Between 1930 and 1932, the Melbourne branch of Australasian Films combined with Vocalion Records to produce a sound-on-disc Australian Talkies Newsreel. Keen to see Australasian Films embark on sound-on-film newsreels, the company’s Sydney laboratory manager and veteran cameraman Bert Cross encouraged radio engineer Arthur Smith to develop a soundon-film system that would sidestep the high cost of imported recording technology. Smith’s system was used on Australasian Films’ (soon to be Cinesound Productions’) newsreel Cinesound Review, which premiered on 7 November 1931. From 21 September 1931, Cinesound Review had a Melbourne competitor, the Herald Newsreel, produced with imported sound-on-film gear by Herschells Pty Ltd in association with the Melbourne Herald. In September 1932, Cinesound Review absorbed the Herald Newsreel, and for some years the Cinesound newsreel in Victoria was called the Herald Cinesound News Review.
Sound brought greater prominence to newsreels. The Cinesound and Movietone newsreels developed flagship narrators who specialised in comedy—Charles Lawrence at Cinesound and Jack Davey at Movietone—and others (such as Jack Lumsdaine, Ernest Walsh and Harry Guinness) who handled the serious topics.
Cinesound and Movietone were friendly competitors. Paramount (which still filmed occasional Australian sound items), Movietone, Cinesound and the Herald Newsreel covered the opening of the Sydney Harbour Bridge in March 1932, but only Cinesound’s Bert Cross captured the moment when Captain Frank de Groot prematurely slashed the ceremonial ribbon. The newsreels’ political items included newly elected Prime Minister Joseph Lyons introducing his Cabinet in 1932, and a story from 1933 in which Burraga, an Indigenous leader from Thirroul, called on the Indigenous people of New South Wales to petition King George V for representation in federal parliament. ‘Novelties’ included the 1937 item Meet the Girl Who Became a Man, featuring transsexual Peter Alexander.

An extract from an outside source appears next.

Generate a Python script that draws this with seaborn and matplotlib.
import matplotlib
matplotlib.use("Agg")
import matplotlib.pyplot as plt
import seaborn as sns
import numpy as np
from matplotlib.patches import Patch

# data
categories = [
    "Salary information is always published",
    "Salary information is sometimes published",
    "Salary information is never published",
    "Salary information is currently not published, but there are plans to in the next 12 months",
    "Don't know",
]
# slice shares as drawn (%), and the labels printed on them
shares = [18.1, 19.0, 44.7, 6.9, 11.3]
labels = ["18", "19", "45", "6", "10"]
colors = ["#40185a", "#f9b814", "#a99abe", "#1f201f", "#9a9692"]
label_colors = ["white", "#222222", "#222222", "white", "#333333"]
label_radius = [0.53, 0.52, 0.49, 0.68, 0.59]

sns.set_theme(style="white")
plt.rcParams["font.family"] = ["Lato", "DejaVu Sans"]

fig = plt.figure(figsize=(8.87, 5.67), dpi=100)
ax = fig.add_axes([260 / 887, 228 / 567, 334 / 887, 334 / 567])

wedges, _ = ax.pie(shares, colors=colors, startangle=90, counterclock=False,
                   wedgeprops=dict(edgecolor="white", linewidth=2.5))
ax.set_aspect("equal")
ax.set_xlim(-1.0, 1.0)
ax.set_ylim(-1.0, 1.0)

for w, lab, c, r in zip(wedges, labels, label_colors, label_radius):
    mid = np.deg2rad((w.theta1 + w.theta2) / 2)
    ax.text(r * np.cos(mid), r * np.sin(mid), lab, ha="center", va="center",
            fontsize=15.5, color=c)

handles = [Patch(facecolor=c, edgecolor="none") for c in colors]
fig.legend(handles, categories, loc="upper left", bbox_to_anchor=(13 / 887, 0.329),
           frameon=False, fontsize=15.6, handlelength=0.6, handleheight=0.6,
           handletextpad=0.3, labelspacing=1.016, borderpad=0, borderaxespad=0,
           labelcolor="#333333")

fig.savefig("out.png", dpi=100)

From 1939 to 1945, newsreels made little attempt to hide the realities of World War II. Taking advantage of lighter cameras, they intimately captured the war’s drama and desperation. While audiences at home could share a sense of what loved ones endured overseas, Australian newsreels reinforced the message that people at home needed to take the war more seriously. Some of the Cinesound and Movietone staff joined the wartime Department of Information (DOI) to film Australia’s war effort overseas. The DOI made its footage available to both companies, which occasionally used the material in very different ways. In 1942 Movietone used footage shot by combat cameraman Damien Parer to edit a routine newsreel called The Road to Kokoda. Meanwhile, at Cinesound, producer Ken G. Hall and editor Terry Banks blended the same and similar footage with a riveting to-camera report by Parer to produce a 10-minute special, Kokoda Front Line!, which in 1943 won Australia’s first Academy Award, for documentary. Other newsreel combat cameramen included Roy Driver, Frank Bagnall, Frank Hurley and Bill Carty. As audiences queued to see war news, capital city newsreel theatres (which had opened in the 1930s) experienced a boom.

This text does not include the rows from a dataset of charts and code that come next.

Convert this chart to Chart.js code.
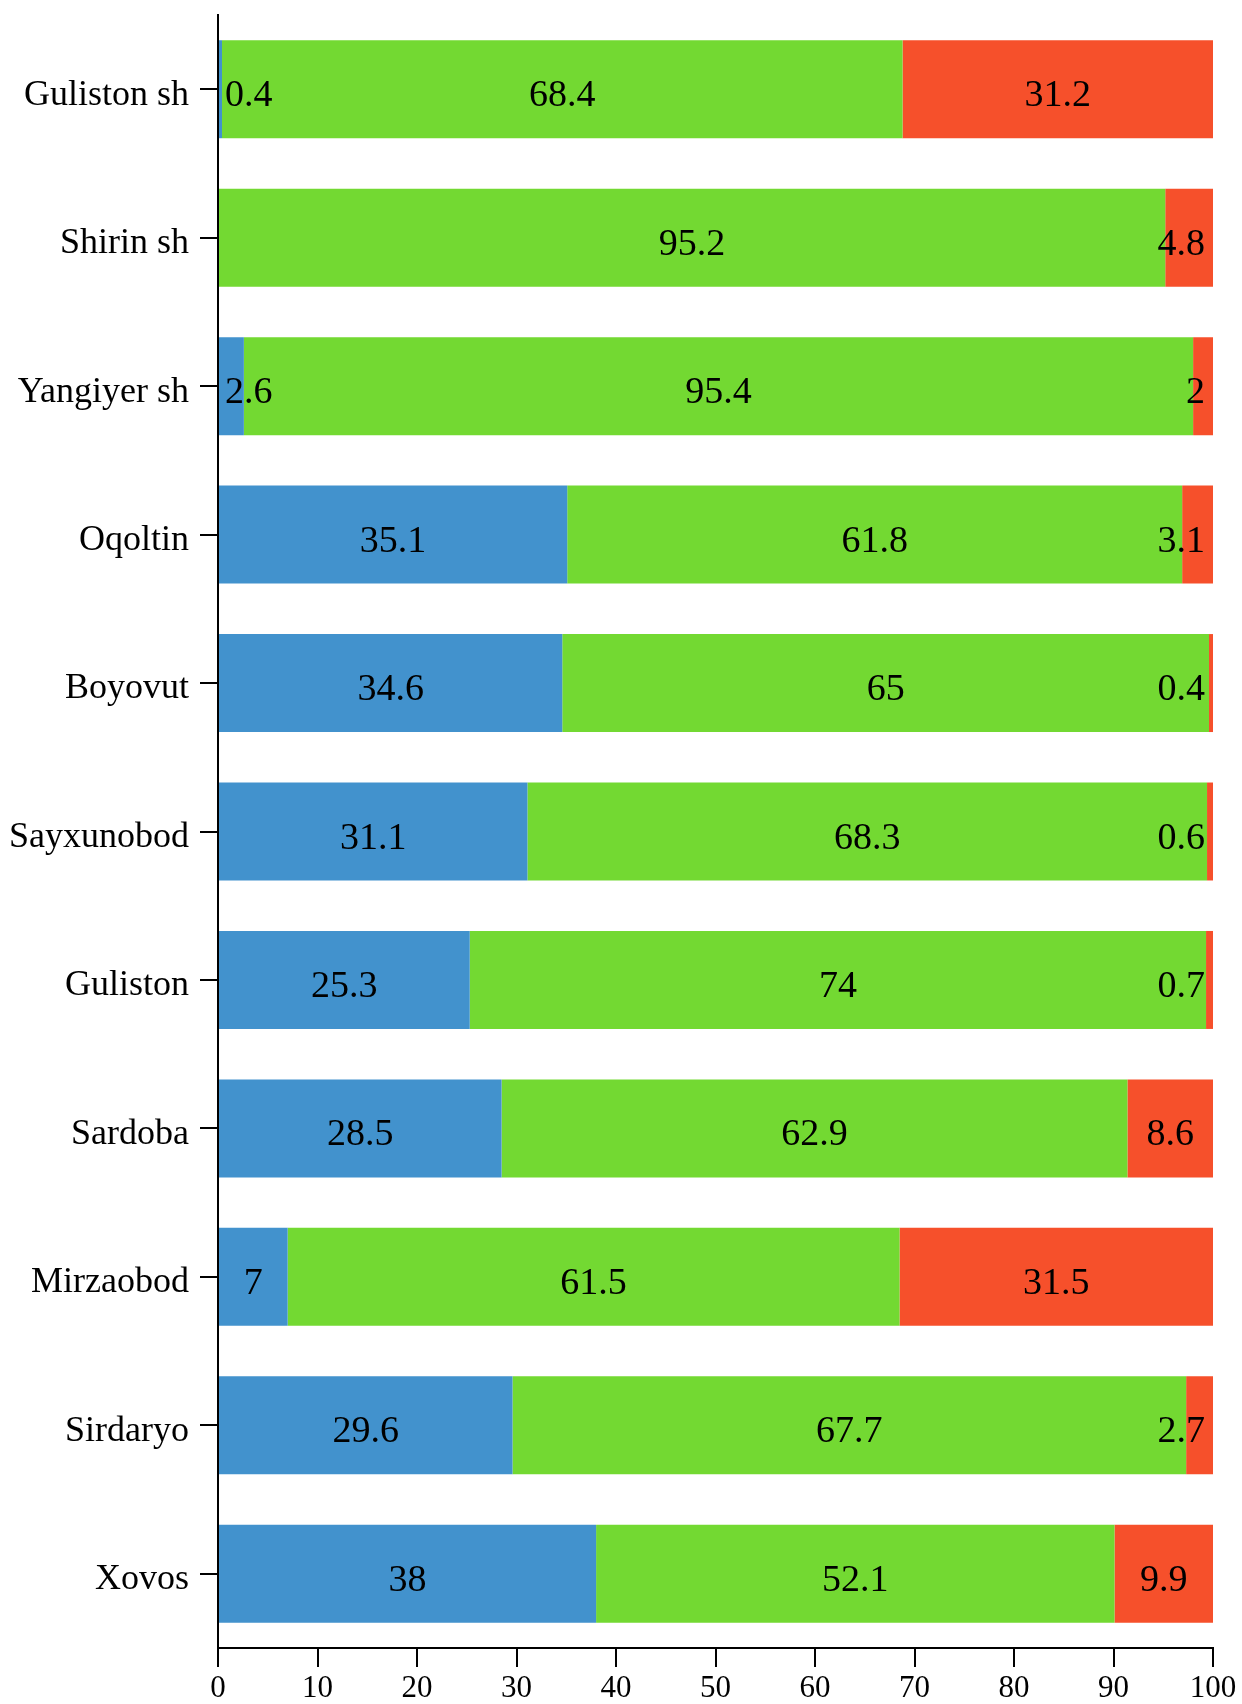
<!DOCTYPE html>
<html>
<head>
<meta charset="utf-8">
<script src="https://cdn.jsdelivr.net/npm/chart.js@4.4.1/dist/chart.umd.min.js"></script>
<style>
  html, body { margin: 0; padding: 0; background: #fff; }
  canvas { display: block; }
</style>
</head>
<body>
<canvas id="shareChart" width="1242" height="1704"></canvas>
<script>
// Districts, top to bottom
const districts = ["Guliston sh", "Shirin sh", "Yangiyer sh", "Oqoltin", "Boyovut",
  "Sayxunobod", "Guliston", "Sardoba", "Mirzaobod", "Sirdaryo", "Xovos"];

// Share of each group, percent
const blueValues = [0.4, 0, 2.6, 35.1, 34.6, 31.1, 25.3, 28.5, 7, 29.6, 38];
const greenValues = [68.4, 95.2, 95.4, 61.8, 65, 68.3, 74, 62.9, 61.5, 67.7, 52.1];
const redValues = [31.2, 4.8, 2, 3.1, 0.4, 0.6, 0.7, 8.6, 31.5, 2.7, 9.9];

const xTicks = [0, 10, 20, 30, 40, 50, 60, 70, 80, 90, 100];

Chart.defaults.font.family = "'Liberation Serif', 'Times New Roman', serif";
Chart.defaults.color = "#000";

// Draw the value in the middle of each segment, kept inside the plot
const segmentLabels = {
  id: "segmentLabels",
  afterDatasetsDraw(chart) {
    const ctx = chart.ctx;
    const area = chart.chartArea;
    ctx.save();
    ctx.font = "38px 'Liberation Serif', 'Times New Roman', serif";
    ctx.fillStyle = "#000";
    ctx.textAlign = "left";
    ctx.textBaseline = "alphabetic";
    chart.data.datasets.forEach((ds, i) => {
      const meta = chart.getDatasetMeta(i);
      meta.data.forEach((bar, j) => {
        const v = ds.data[j];
        if (!v) return;
        const p = bar.getProps(["x", "base", "y"], true);
        const text = String(v);
        const w = ctx.measureText(text).width;
        let left = (p.x + p.base) / 2 - w / 2;
        left = Math.max(left, area.left + 7);
        left = Math.min(left, area.right - 8 - w);
        ctx.fillText(text, left, p.y + 17);
      });
    });
    ctx.restore();
  }
};

new Chart(document.getElementById("shareChart").getContext("2d"), {
  type: "bar",
  data: {
    labels: districts,
    datasets: [
      { data: blueValues, backgroundColor: "#4292cd" },
      { data: greenValues, backgroundColor: "#73d932" },
      { data: redValues, backgroundColor: "#f6502b" },
    ],
  },
  options: {
    indexAxis: "y",
    responsive: false,
    animation: false,
    layout: { padding: { top: 15, right: 29, left: 0, bottom: 0 } },
    datasets: {
      bar: { barPercentage: 0.66, categoryPercentage: 1, borderWidth: 0 },
    },
    plugins: {
      legend: { display: false },
      tooltip: { enabled: false },
    },
    scales: {
      x: {
        stacked: true,
        min: 0,
        max: 100,
        afterBuildTicks(axis) {
          axis.ticks = xTicks.map((v) => ({ value: v }));
        },
        afterFit(axis) {
          axis.height = 56;
          axis.paddingLeft = 0;
          axis.paddingRight = 0;
        },
        border: { display: true, color: "#000", width: 2 },
        grid: {
          display: true,
          drawOnChartArea: false,
          drawTicks: true,
          tickLength: 19,
          color: "#000",
          lineWidth: 2,
        },
        ticks: { font: { size: 31 }, padding: 3, maxRotation: 0 },
      },
      y: {
        stacked: true,
        afterFit(axis) {
          axis.width = 218;
          axis.paddingTop = 0;
          axis.paddingBottom = 0;
        },
        border: { display: true, color: "#000", width: 2 },
        grid: {
          display: true,
          offset: false,
          drawOnChartArea: false,
          drawTicks: true,
          tickLength: 18,
          color: "#000",
          lineWidth: 2,
        },
        ticks: { font: { size: 36 }, padding: 11, labelOffset: 6, autoSkip: false },
      },
    },
  },
  plugins: [segmentLabels],
});
</script>
</body>
</html>
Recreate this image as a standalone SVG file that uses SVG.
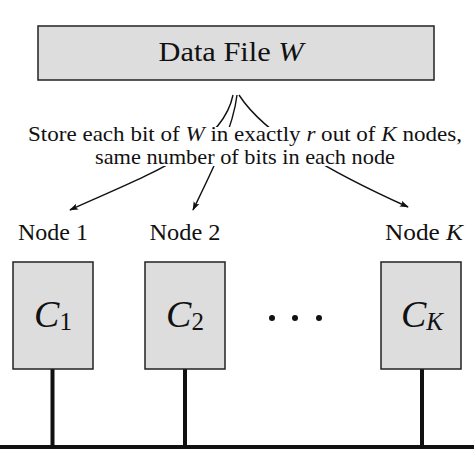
<svg xmlns="http://www.w3.org/2000/svg" width="474" height="474" viewBox="0 0 474 474">
<style>
.box{fill:#dddddd;stroke:#222;stroke-width:1.5}
.t{font-family:"Liberation Serif","Times New Roman",serif;fill:#111}
.conn{fill:none;stroke:#111;stroke-width:1.4}
.bus{stroke:#111;stroke-width:4;fill:none}
</style>
<defs>
<marker id="ah" viewBox="0 0 10 10" refX="9" refY="5" markerWidth="9" markerHeight="9" markerUnits="userSpaceOnUse" orient="auto">
<path d="M0,1.5 L10,5 L0,8.5 L2,5 Z" fill="#111"/>
</marker>
</defs>
<rect width="474" height="474" fill="#fff"/>
<g id="datafile">
<rect class="box" x="38" y="26" width="396" height="54"/>
<text class="t" x="231" y="61" font-size="27" text-anchor="middle" textLength="145" lengthAdjust="spacingAndGlyphs">Data File <tspan font-style="italic">W</tspan></text>
</g>
<g id="connectors">
<path class="conn" d="M233,95 C222,150 140,178 70,210" marker-end="url(#ah)"/>
<path class="conn" d="M237,95 C233,130 210,175 193,210" marker-end="url(#ah)"/>
<path class="conn" d="M239,95 C265,135 330,172 408,207" marker-end="url(#ah)"/>
</g>
<g id="caption">
<rect x="24" y="127" width="444" height="39" fill="#fff"/>
<text class="t" x="245" y="141" font-size="22" text-anchor="middle" textLength="434" lengthAdjust="spacingAndGlyphs">Store each bit of <tspan font-style="italic">W</tspan> in exactly <tspan font-style="italic">r</tspan> out of <tspan font-style="italic">K</tspan> nodes,</text>
<text class="t" x="245" y="164" font-size="22" text-anchor="middle" textLength="300" lengthAdjust="spacingAndGlyphs">same number of bits in each node</text>
</g>
<g id="bus">
<line class="bus" x1="0" y1="447" x2="474" y2="447"/>
<line class="bus" x1="52.5" y1="369" x2="52.5" y2="447"/>
<line class="bus" x1="185" y1="369" x2="185" y2="447"/>
<line class="bus" x1="422" y1="369" x2="422" y2="447"/>
</g>
<g id="node1">
<text class="t" x="53" y="240" font-size="23" text-anchor="middle" textLength="70" lengthAdjust="spacingAndGlyphs">Node 1</text>
<rect class="box" x="13" y="262" width="80" height="107"/>
<text class="t" x="53" y="327" font-size="38" text-anchor="middle"><tspan font-style="italic">C</tspan><tspan font-size="25" dy="3">1</tspan></text>
</g>
<g id="node2">
<text class="t" x="185" y="240" font-size="23" text-anchor="middle" textLength="71" lengthAdjust="spacingAndGlyphs">Node 2</text>
<rect class="box" x="145" y="262" width="80" height="107"/>
<text class="t" x="185" y="327" font-size="38" text-anchor="middle"><tspan font-style="italic">C</tspan><tspan font-size="25" dy="3">2</tspan></text>
</g>
<g id="dots">
<circle cx="272" cy="318" r="3" fill="#111"/>
<circle cx="295" cy="318" r="3" fill="#111"/>
<circle cx="319" cy="318" r="3" fill="#111"/>
</g>
<g id="nodeK">
<text class="t" x="424" y="240" font-size="23" text-anchor="middle" textLength="78" lengthAdjust="spacingAndGlyphs">Node <tspan font-style="italic">K</tspan></text>
<rect class="box" x="381" y="262" width="80" height="107"/>
<text class="t" x="422" y="327" font-size="38" text-anchor="middle"><tspan font-style="italic">C</tspan><tspan font-size="25" font-style="italic" dy="3">K</tspan></text>
</g>
</svg>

In the late 1930s, the maverick filmmaker Rupert Kathner launched an independent newsreel, Australia Today, whose stories included true crime, poverty and drug smuggling. In 2006, his exploits formed the basis of the feature film Hunt Angels.
A strong editorial viewpoint, especially as articulated by Cinesound Review, continued into Australian newsreels’ post-war years. In the 10 years before the arrival of television, Cinesound covered such topical issues as Australia’s surge in immigration, housing shortages, slum clearance, health, Aboriginal welfare and land conservation. In the early to mid-1950s, anti-communist propaganda seeped into the newsreels, culminating in coverage of Soviet diplomat Vladimir Petrov’s defection to Australia, the attempted abduction of his wife Evdokia and the ensuing Royal Commission into Espionage in 1954.

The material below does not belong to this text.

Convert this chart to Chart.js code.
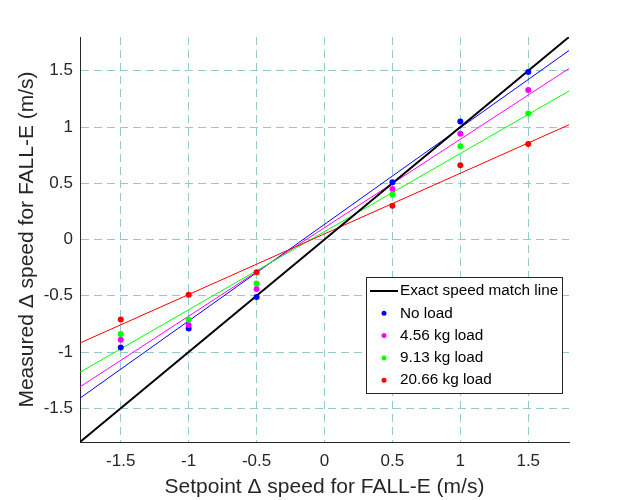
<!DOCTYPE html>
<html>
<head>
<meta charset="utf-8">
<script src="https://cdn.jsdelivr.net/npm/chart.js@4"></script>
<style>
html, body { margin: 0; padding: 0; background: #fff; }
</style>
</head>
<body>
<canvas id="c" width="629" height="500"></canvas>
<script>
// measured points, one value per setpoint
const setpoints = [-1.5, -1, -0.5, 0.5, 1, 1.5];
const noLoad   = [-0.96, -0.79, -0.51, 0.51, 1.05, 1.49];
const load456  = [-0.89, -0.76, -0.44, 0.45, 0.94, 1.33];
const load913  = [-0.84, -0.71, -0.39, 0.40, 0.83, 1.12];
const load2066 = [-0.71, -0.49, -0.29, 0.30, 0.66, 0.85];

// fitted lines, read at the plot edges
const lineEnds  = [-1.8, 1.8];
const exactLine = [-1.8, 1.8];
const fitNoLoad   = [-1.41, 1.68];
const fit456      = [-1.31, 1.52];
const fit913      = [-1.18, 1.32];
const fit2066     = [-0.92, 1.02];

const tickVals = [-1.5, -1, -0.5, 0, 0.5, 1, 1.5];
const exactName = "Exact speed match line";
const seriesNames  = ["No load", "4.56 kg load", "9.13 kg load", "20.66 kg load"];
const seriesColors = ["#0000ff", "#ff00ff", "#00ff00", "#ff0000"];

const pts = (xs, ys) => xs.map((x, i) => ({ x: x, y: ys[i] }));

const pointSets = [noLoad, load456, load913, load2066];
const fitSets   = [fitNoLoad, fit456, fit913, fit2066];

const datasets = [];
fitSets.forEach((f, i) => {
    datasets.push({
        label: "fit " + seriesNames[i],
        data: pts(lineEnds, f),
        showLine: true,
        borderColor: seriesColors[i],
        borderWidth: 1,
        pointRadius: 0,
        order: 10 - i
    });
});
datasets.push({
    label: exactName,
    data: pts(lineEnds, exactLine),
    showLine: true,
    borderColor: "#000000",
    borderWidth: 2,
    pointRadius: 0,
    order: 5
});
pointSets.forEach((p, i) => {
    datasets.push({
        label: seriesNames[i],
        data: pts(setpoints, p),
        showLine: false,
        pointRadius: 3,
        pointBorderWidth: 0,
        pointBackgroundColor: seriesColors[i],
        order: 4 - i
    });
});

const fontFam = "'Liberation Sans', Arial, sans-serif";
const txtColor = "#262626";
const gridColor = "#93cbcb";

// legend box drawn inside the plot, like the MATLAB one
const boxLegend = {
    id: "boxLegend",
    afterDraw(chart) {
        const ctx = chart.ctx;
        const x0 = 366, y0 = 277, w = 196, h = 116;
        const rowH = 22.3, firstRow = 291;
        ctx.save();
        ctx.fillStyle = "#ffffff";
        ctx.fillRect(x0, y0, w, h);
        ctx.strokeStyle = txtColor;
        ctx.lineWidth = 1;
        ctx.strokeRect(x0 + 0.5, y0 + 0.5, w, h);
        ctx.font = "15.3px " + fontFam;
        ctx.textBaseline = "middle";
        ctx.fillStyle = "#000";
        // exact line entry
        ctx.strokeStyle = "#000";
        ctx.lineWidth = 2;
        ctx.beginPath();
        ctx.moveTo(370, firstRow);
        ctx.lineTo(398, firstRow);
        ctx.stroke();
        ctx.fillText(exactName, 400, firstRow);
        seriesNames.forEach((name, i) => {
            const y = firstRow + rowH * (i + 1);
            ctx.fillStyle = seriesColors[i];
            ctx.beginPath();
            ctx.arc(384, y, 2.5, 0, Math.PI * 2);
            ctx.fill();
            ctx.fillStyle = "#000";
            ctx.fillText(name, 400, y);
        });
        ctx.restore();
    }
};

const axisCommon = {
    type: "linear",
    min: -1.8,
    max: 1.8,
    afterBuildTicks: (axis) => { axis.ticks = tickVals.map(v => ({ value: v })); },
    ticks: {
        color: txtColor,
        font: { family: fontFam, size: 17 },
        callback: (v) => String(v)
    },
    grid: {
        color: gridColor,
        lineWidth: 1,
        drawTicks: false
    },
    border: {
        display: true,
        color: txtColor,
        width: 1,
        dash: [8, 5]
    },
    title: {
        display: true,
        color: txtColor,
        font: { family: fontFam, size: 21 }
    }
};

new Chart(document.getElementById("c"), {
    type: "scatter",
    data: { datasets: datasets },
    options: {
        responsive: false,
        animation: false,
        layout: { padding: { left: 0, top: 37, right: 60, bottom: 0 } },
        plugins: {
            legend: { display: false },
            tooltip: { enabled: false }
        },
        scales: {
            x: Object.assign({}, axisCommon, {
                position: "bottom",
                ticks: Object.assign({}, axisCommon.ticks, { padding: 9, maxRotation: 0 }),
                title: Object.assign({}, axisCommon.title, { text: "Setpoint \u0394 speed for FALL-E (m/s)", padding: { top: 0, bottom: 0 } }),
                afterFit: (s) => { s.height = 58; }
            }),
            y: Object.assign({}, axisCommon, {
                position: "left",
                ticks: Object.assign({}, axisCommon.ticks, { padding: 7 }),
                title: Object.assign({}, axisCommon.title, { text: "Measured \u0394 speed for FALL-E (m/s)", padding: { top: 15, bottom: 15 } }),
                afterFit: (s) => { s.width = 80; }
            })
        }
    },
    plugins: [boxLegend]
});
</script>
</body>
</html>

Over the years, the Australian government also produced newsreel-like series for cinema exhibition—for example, Know Your Own Country in the 1920s and the Australian Diary (1946–70) and Australian Colour Diary (1954–73) series.
With the start of Australian television in September 1956, Cinesound shot, edited and delivered news film for the first station to go to air, Sydney’s TCN9. After Ken G. Hall became chief executive of that station in December 1956, he instigated the format for television news bulletins that drew on his 25 years of experience with Cinesound Review. Former newsreel cameramen, writers and editors joined news staff of the public and commercial television stations around Australia, bringing decades of expertise to the new medium and training younger colleagues. For some years, Australian television stations ran stand-alone newsreel segments after their main bulletins, the most durable being the ABC’s Weekend Magazine (1958–85).
Despite the fact that television’s popularity caused many cinemas to close, Cinesound and Movietone kept producing newsreels until 1970, also making sponsored documentaries and commercials. Both reels now placed more of an emphasis on magazine stories than news, and some issues—such as Bill Carty’s award-winning Symphony in Steel (1970)—were in fact documentaries rather than traditional newsreels. In October 1970, Cinesound and Movietone merged as Cinesound Movietone Productions, continuing with the weekly Australian Movie Magazine until 27 November 1975, when the last issue appeared nine months after the introduction of colour television in Australia.
REFs: T. FitzSimons, P. Laughren and D. Williamson, Australian Documentary (2007); B. McFarlane, G. Mayer and I. Bertrand (eds), The Oxford Companion to Australian Film (1999); G. Shirley and B. Adams, Australian Cinema (1989).